» **Goal**:
Copy out lines with the word "this" from the material that follows.

» **Task material**:
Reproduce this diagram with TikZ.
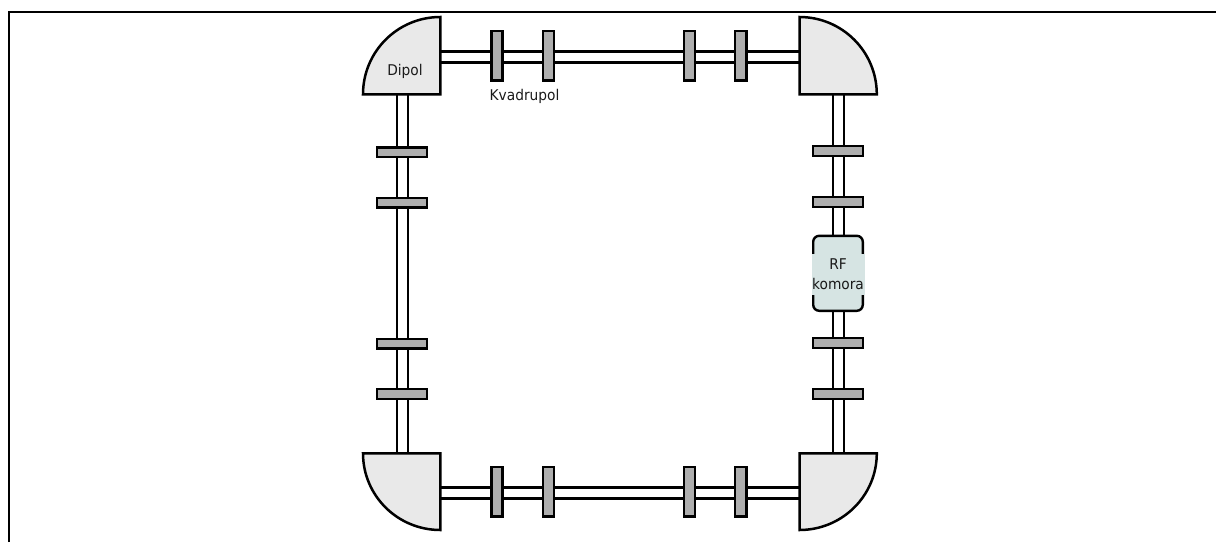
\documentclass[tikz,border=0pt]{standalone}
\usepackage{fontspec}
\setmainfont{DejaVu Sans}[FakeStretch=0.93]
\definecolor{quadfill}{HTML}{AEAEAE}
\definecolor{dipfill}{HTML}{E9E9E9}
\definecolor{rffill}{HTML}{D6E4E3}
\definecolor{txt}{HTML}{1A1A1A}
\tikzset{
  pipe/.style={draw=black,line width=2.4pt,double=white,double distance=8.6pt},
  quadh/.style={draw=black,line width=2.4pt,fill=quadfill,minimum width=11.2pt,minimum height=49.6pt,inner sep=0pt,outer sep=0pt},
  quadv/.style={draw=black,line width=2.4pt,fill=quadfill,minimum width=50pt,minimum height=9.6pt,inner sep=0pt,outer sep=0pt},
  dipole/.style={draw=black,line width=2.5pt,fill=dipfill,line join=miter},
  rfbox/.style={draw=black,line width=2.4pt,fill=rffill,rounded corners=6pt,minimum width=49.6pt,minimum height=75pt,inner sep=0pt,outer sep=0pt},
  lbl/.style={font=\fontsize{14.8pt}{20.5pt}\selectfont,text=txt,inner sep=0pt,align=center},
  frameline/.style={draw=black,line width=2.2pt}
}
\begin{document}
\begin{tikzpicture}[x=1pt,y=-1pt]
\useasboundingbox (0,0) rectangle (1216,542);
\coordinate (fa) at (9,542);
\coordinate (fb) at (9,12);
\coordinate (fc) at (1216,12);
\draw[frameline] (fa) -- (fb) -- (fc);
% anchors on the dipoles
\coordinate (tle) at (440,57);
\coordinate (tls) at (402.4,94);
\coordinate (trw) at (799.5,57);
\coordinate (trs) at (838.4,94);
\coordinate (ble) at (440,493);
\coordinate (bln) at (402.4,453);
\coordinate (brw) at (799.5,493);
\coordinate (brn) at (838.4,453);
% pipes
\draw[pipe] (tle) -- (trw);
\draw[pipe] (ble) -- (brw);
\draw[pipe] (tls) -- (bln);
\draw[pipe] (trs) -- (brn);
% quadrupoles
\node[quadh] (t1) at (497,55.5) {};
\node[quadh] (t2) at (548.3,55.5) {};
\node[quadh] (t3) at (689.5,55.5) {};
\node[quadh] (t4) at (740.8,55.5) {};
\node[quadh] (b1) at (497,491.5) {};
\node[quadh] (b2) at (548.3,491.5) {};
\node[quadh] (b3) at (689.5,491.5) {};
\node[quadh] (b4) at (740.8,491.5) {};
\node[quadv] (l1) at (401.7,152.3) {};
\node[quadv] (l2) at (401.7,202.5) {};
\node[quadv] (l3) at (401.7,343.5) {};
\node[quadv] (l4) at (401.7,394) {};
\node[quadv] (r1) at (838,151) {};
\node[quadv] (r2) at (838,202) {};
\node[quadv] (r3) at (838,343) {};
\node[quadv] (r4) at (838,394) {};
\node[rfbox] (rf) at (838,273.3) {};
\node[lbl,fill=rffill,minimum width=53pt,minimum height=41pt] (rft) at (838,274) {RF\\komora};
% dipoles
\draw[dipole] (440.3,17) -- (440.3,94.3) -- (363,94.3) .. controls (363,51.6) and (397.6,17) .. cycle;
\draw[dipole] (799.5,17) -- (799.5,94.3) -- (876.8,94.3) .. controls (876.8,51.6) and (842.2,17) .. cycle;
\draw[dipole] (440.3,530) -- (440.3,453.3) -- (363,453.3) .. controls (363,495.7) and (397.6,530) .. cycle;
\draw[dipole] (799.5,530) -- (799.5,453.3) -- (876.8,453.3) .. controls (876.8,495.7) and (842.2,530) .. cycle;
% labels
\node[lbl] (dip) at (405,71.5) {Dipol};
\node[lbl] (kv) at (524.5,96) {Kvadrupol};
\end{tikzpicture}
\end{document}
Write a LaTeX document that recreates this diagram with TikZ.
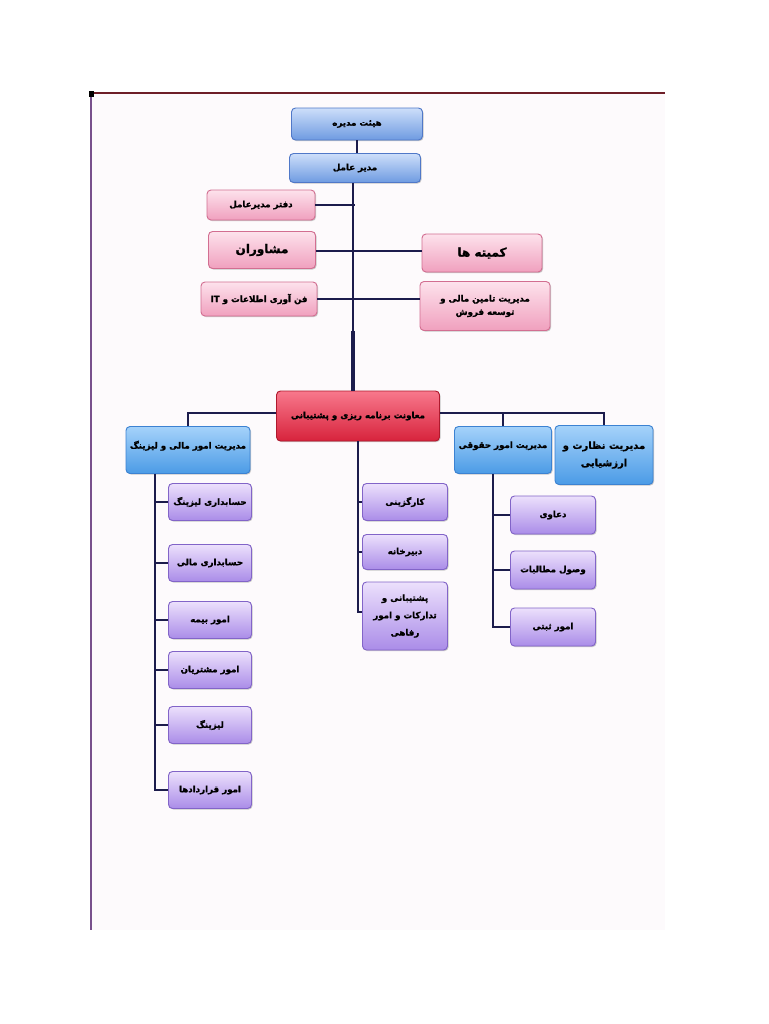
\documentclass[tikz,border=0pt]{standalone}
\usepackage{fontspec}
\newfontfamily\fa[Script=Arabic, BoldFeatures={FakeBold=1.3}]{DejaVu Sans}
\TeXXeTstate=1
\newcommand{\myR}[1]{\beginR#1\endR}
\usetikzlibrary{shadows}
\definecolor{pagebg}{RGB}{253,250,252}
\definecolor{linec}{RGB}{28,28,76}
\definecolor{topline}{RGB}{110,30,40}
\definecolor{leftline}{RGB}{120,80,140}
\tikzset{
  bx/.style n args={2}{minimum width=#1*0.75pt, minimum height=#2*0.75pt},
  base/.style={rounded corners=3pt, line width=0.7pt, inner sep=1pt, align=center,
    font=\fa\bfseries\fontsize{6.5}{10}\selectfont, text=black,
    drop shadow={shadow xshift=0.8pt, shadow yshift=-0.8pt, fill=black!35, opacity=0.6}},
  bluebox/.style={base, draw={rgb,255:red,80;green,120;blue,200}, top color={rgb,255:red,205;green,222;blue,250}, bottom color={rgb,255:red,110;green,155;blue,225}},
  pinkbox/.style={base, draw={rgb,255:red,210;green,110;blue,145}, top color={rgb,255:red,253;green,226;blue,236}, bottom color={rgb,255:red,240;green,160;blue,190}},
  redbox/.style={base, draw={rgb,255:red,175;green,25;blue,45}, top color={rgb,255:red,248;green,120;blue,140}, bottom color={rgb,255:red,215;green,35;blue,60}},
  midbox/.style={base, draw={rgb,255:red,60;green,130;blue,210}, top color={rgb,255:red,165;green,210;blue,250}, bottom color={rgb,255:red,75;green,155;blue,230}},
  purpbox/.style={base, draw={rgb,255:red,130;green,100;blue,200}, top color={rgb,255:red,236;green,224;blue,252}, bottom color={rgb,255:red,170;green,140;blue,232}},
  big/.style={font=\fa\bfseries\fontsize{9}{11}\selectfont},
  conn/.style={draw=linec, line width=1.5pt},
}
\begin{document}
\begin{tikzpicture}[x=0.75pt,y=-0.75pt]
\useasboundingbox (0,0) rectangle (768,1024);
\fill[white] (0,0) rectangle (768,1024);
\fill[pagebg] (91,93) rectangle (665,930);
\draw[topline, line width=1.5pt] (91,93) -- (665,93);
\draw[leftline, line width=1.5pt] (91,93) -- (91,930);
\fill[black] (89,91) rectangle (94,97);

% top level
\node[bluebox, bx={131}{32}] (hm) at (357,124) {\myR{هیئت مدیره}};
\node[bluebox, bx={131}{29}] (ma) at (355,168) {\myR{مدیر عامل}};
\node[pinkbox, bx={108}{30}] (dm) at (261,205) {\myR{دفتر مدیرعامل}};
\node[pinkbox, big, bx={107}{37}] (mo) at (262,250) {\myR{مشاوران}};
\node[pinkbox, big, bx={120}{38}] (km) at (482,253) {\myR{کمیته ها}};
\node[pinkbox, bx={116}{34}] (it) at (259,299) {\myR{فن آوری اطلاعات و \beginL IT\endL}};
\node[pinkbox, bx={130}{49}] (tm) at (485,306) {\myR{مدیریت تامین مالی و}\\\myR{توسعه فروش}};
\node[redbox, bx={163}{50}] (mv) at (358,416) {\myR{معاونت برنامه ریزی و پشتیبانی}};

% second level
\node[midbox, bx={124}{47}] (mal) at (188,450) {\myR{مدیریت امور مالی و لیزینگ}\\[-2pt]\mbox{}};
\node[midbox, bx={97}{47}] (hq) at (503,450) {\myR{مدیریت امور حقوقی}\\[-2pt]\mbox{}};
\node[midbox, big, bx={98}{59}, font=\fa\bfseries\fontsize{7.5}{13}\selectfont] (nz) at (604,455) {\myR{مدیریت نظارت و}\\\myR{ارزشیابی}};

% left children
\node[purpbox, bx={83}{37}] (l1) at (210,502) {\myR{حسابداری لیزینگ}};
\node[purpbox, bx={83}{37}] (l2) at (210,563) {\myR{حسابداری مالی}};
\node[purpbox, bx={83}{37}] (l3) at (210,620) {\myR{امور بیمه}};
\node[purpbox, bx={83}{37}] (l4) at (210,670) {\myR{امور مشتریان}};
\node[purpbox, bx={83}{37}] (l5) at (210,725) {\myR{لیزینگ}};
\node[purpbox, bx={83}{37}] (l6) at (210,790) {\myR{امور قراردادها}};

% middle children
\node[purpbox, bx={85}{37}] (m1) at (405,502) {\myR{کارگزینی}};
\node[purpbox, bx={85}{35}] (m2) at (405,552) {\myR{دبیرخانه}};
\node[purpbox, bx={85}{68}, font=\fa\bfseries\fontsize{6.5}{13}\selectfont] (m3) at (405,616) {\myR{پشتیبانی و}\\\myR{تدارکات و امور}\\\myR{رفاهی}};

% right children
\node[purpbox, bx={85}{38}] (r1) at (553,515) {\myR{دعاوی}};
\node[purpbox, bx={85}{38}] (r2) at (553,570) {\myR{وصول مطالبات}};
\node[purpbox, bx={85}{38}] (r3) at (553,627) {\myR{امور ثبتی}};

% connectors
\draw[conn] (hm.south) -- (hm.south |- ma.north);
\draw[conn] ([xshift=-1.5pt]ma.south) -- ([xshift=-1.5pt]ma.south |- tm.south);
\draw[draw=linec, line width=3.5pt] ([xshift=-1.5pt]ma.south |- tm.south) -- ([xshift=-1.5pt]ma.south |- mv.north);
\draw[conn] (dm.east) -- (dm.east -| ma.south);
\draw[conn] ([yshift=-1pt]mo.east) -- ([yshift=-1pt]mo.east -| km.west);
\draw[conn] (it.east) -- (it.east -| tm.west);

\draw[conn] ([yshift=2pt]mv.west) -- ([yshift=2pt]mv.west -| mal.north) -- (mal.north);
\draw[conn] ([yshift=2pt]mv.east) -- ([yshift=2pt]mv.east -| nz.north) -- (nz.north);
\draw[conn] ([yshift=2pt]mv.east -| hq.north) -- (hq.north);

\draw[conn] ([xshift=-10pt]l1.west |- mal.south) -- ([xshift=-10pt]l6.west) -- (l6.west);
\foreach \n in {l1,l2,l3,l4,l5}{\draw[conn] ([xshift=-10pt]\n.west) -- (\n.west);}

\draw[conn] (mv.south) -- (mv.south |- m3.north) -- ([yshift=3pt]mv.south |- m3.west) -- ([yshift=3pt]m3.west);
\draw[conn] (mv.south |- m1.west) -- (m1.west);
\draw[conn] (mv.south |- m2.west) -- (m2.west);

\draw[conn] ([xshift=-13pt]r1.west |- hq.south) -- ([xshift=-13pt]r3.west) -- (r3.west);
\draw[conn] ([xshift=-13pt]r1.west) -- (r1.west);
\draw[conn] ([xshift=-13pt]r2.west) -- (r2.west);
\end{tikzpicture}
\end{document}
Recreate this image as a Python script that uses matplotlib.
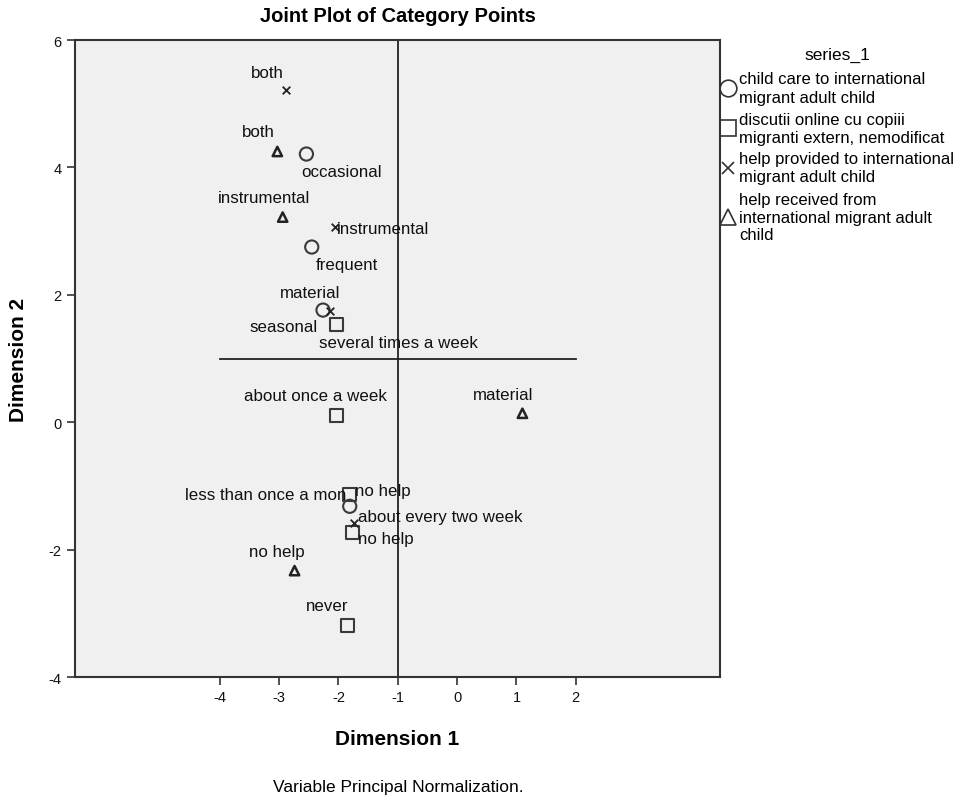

» **Written answer**:
Reproduce this diagram with TikZ.
Write a LaTeX document that recreates this diagram with TikZ.
Recreate this image as a Python script that uses matplotlib.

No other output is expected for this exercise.